**Directions**
From the listing below, count the lines where the string "draw" occurs. Give the number, with no other words.
---
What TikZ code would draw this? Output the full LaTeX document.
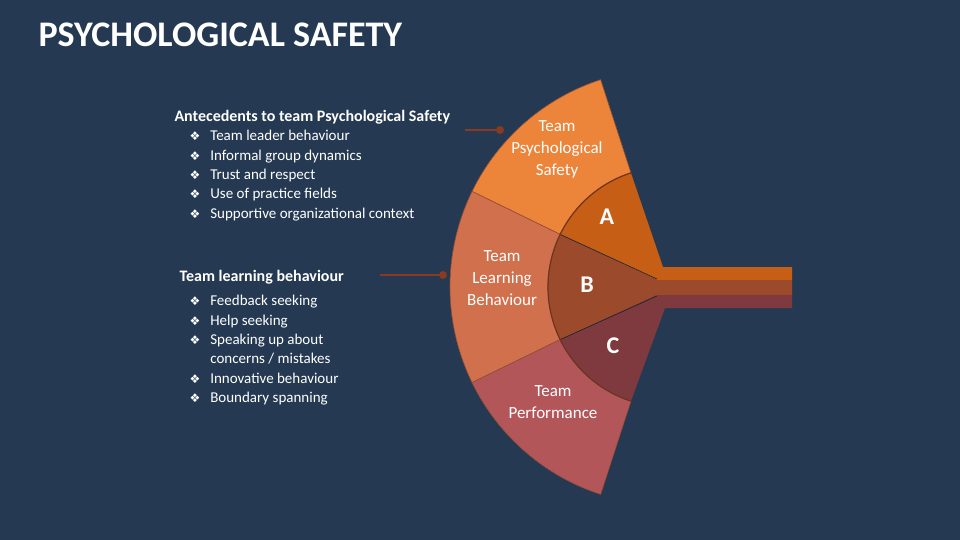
\documentclass[tikz,border=0pt]{standalone}
\usepackage{fontspec}
\usetikzlibrary{calc}
\setmainfont{Carlito}
\newfontfamily\symfont{DejaVu Sans}
\definecolor{bg}{HTML}{253A52}
\definecolor{oA}{HTML}{EC843A}
\definecolor{oB}{HTML}{D0704C}
\definecolor{oC}{HTML}{B3565A}
\definecolor{iA}{HTML}{C65E16}
\definecolor{iB}{HTML}{9C4A2C}
\definecolor{iC}{HTML}{7E3A3F}
\definecolor{conn}{HTML}{8A3A1E}
\tikzset{
 seg/.style={draw=black!30!oB, line width=0.6pt},
 lbl/.style={text=white, font=\fontsize{17}{22}\selectfont, align=center},
 letter/.style={text=white, font=\fontsize{24}{26}\selectfont\bfseries},
 head/.style={text=white, font=\fontsize{16}{18}\selectfont\bfseries, anchor=west},
 item/.style={text=white, font=\fontsize{15}{19.3}\selectfont, anchor=north west, align=left},
 connline/.style={draw=conn, line width=1.2pt},
 dot/.style={circle, fill=conn, inner sep=0pt, minimum size=8pt},
}
\newcommand{\bul}{{\symfont\fontsize{12}{19}\selectfont ❖}\hspace{10pt}}
\begin{document}
\begin{tikzpicture}[x=1pt,y=-1pt]
\fill[bg] (0,0) rectangle (960,540);
\useasboundingbox (0,0) rectangle (960,540);
\node[text=white, font=\fontsize{36}{38}\selectfont\bfseries, anchor=west] (title) at (35,35) {PSYCHOLOGICAL SAFETY};
\coordinate (c) at (668,287);
% outer sectors
\path[seg, fill=oA] ($(c)+(-108:218)$) arc[start angle=-108, end angle=-154, radius=218] -- ($(c)+(-154:120)$) arc[start angle=-154, end angle=-108, radius=120] -- cycle;
\path[seg, fill=oB] ($(c)+(-154:218)$) arc[start angle=-154, end angle=-206, radius=218] -- ($(c)+(-206:120)$) arc[start angle=-206, end angle=-154, radius=120] -- cycle;
\path[seg, fill=oC] ($(c)+(-206:218)$) arc[start angle=-206, end angle=-252, radius=218] -- ($(c)+(-252:120)$) arc[start angle=-252, end angle=-206, radius=120] -- cycle;
% inner sectors with bars
\path[fill=iA] ($(c)+(-154:120)$) arc[start angle=-154, end angle=-108, radius=120] -- (663,267) -- (792,267) -- (792,280) -- (657,280) -- cycle;
\path[fill=iB] ($(c)+(-154:120)$) -- (657,280) -- (792,280) -- (792,295) -- (657,295) -- ($(c)+(-206:120)$) arc[start angle=-206, end angle=-154, radius=120] -- cycle;
\path[fill=iC] ($(c)+(-206:120)$) -- (657,295) -- (792,295) -- (792,308) -- (665,308) -- ($(c)+(-252:120)$) arc[start angle=-252, end angle=-206, radius=120] -- cycle;
\draw[black!40!bg, line width=0.6pt] ($(c)+(-154:120)$) -- (657,279) ($(c)+(-206:120)$) -- (657,296);
\draw[black!30!iB, line width=1.2pt] ($(c)+(-108:120)$) arc[start angle=-108, end angle=-252, radius=120];
% labels
\node[lbl] (tps) at (557,149) {Team\\Psychological\\Safety};
\node[lbl] (tlb) at (502,278) {Team\\Learning\\Behaviour};
\node[lbl] (tp) at (553,402) {Team\\Performance};
\node[letter] (a) at (607,217) {A};
\node[letter] (b) at (587,285) {B};
\node[letter] (cc) at (613,346) {C};
% text
\node[head] (h1) at (171,117) {Antecedents to team Psychological Safety};
\node[item] (l1) at (186,127) {\bul Team leader behaviour\\\bul Informal group dynamics\\\bul Trust and respect\\\bul Use of practice fields\\\bul Supportive organizational context};
\node[head] (h2) at (176,277) {Team learning behaviour};
\node[item] (l2) at (186,292) {\bul Feedback seeking\\\bul Help seeking\\\bul Speaking up about\\\hphantom{\bul}concerns / mistakes\\\bul Innovative behaviour\\\bul Boundary spanning};
% connectors
\node[dot] (d1) at (500,130) {};
\node[dot] (d2) at (443,275) {};
\coordinate (s1) at (465,130);
\coordinate (s2) at (380,275);
\draw[connline] (s1) -- (d1);
\draw[connline] (s2) -- (d2);
\end{tikzpicture}
\end{document}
---
**Final result**
7